--- Start ---

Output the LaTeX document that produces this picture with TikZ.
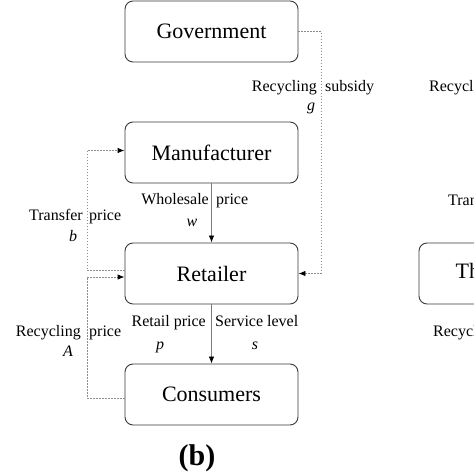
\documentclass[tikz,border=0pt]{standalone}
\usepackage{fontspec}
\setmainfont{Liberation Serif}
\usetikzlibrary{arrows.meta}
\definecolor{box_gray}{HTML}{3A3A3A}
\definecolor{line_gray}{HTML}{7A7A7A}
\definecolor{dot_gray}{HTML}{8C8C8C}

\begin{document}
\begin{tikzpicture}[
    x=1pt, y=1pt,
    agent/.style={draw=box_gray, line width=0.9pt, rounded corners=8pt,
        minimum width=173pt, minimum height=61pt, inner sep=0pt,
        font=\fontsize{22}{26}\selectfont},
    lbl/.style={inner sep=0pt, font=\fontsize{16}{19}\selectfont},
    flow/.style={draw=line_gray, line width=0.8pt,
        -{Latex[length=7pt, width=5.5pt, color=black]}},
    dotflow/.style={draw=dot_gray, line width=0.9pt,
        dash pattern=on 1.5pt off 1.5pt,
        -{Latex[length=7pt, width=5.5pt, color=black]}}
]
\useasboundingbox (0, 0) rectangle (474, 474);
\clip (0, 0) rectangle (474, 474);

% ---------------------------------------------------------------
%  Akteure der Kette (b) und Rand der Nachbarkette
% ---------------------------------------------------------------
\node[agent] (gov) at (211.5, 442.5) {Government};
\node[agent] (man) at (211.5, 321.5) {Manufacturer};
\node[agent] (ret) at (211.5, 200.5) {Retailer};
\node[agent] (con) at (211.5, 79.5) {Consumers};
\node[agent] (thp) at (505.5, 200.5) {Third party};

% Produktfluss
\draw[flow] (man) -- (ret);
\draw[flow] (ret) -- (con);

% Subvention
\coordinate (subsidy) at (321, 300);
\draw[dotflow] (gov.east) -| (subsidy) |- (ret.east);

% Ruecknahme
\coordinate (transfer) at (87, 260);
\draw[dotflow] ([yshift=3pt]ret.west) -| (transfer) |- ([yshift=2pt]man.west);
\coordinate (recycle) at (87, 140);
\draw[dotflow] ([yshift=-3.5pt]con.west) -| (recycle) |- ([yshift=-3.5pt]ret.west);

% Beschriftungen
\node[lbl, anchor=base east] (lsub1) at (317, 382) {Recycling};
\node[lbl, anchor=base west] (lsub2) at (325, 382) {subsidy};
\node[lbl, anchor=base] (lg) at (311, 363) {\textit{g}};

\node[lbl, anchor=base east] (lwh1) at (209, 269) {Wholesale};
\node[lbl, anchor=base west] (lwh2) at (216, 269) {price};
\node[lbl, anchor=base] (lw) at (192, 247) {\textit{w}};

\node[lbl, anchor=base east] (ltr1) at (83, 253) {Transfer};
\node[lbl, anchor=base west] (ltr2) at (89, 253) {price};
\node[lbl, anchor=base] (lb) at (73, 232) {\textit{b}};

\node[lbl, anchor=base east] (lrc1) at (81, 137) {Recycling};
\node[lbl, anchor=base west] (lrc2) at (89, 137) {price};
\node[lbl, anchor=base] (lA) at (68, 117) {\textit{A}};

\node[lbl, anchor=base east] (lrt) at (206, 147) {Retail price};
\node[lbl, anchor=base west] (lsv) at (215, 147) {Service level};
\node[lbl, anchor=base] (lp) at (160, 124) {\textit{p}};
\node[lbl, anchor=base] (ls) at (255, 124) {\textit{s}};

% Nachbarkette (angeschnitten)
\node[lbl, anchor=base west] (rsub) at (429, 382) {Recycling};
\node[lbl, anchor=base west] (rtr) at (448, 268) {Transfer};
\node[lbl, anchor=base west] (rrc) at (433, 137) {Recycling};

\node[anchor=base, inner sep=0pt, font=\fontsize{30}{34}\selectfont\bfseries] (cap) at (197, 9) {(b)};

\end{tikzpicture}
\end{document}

--- End ---

• **WHAT TO WORK ON**:
Give again exactly the lines running from the beginning of the material above through the line that contains "(subsidy) |- (ret.east);", and leave out every picture.

• **EXERCISE ANSWER**:
Output the LaTeX document that produces this picture with TikZ.
\documentclass[tikz,border=0pt]{standalone}
\usepackage{fontspec}
\setmainfont{Liberation Serif}
\usetikzlibrary{arrows.meta}
\definecolor{box_gray}{HTML}{3A3A3A}
\definecolor{line_gray}{HTML}{7A7A7A}
\definecolor{dot_gray}{HTML}{8C8C8C}

\begin{document}
\begin{tikzpicture}[
    x=1pt, y=1pt,
    agent/.style={draw=box_gray, line width=0.9pt, rounded corners=8pt,
        minimum width=173pt, minimum height=61pt, inner sep=0pt,
        font=\fontsize{22}{26}\selectfont},
    lbl/.style={inner sep=0pt, font=\fontsize{16}{19}\selectfont},
    flow/.style={draw=line_gray, line width=0.8pt,
        -{Latex[length=7pt, width=5.5pt, color=black]}},
    dotflow/.style={draw=dot_gray, line width=0.9pt,
        dash pattern=on 1.5pt off 1.5pt,
        -{Latex[length=7pt, width=5.5pt, color=black]}}
]
\useasboundingbox (0, 0) rectangle (474, 474);
\clip (0, 0) rectangle (474, 474);

% ---------------------------------------------------------------
%  Akteure der Kette (b) und Rand der Nachbarkette
% ---------------------------------------------------------------
\node[agent] (gov) at (211.5, 442.5) {Government};
\node[agent] (man) at (211.5, 321.5) {Manufacturer};
\node[agent] (ret) at (211.5, 200.5) {Retailer};
\node[agent] (con) at (211.5, 79.5) {Consumers};
\node[agent] (thp) at (505.5, 200.5) {Third party};

% Produktfluss
\draw[flow] (man) -- (ret);
\draw[flow] (ret) -- (con);

% Subvention
\coordinate (subsidy) at (321, 300);
\draw[dotflow] (gov.east) -| (subsidy) |- (ret.east);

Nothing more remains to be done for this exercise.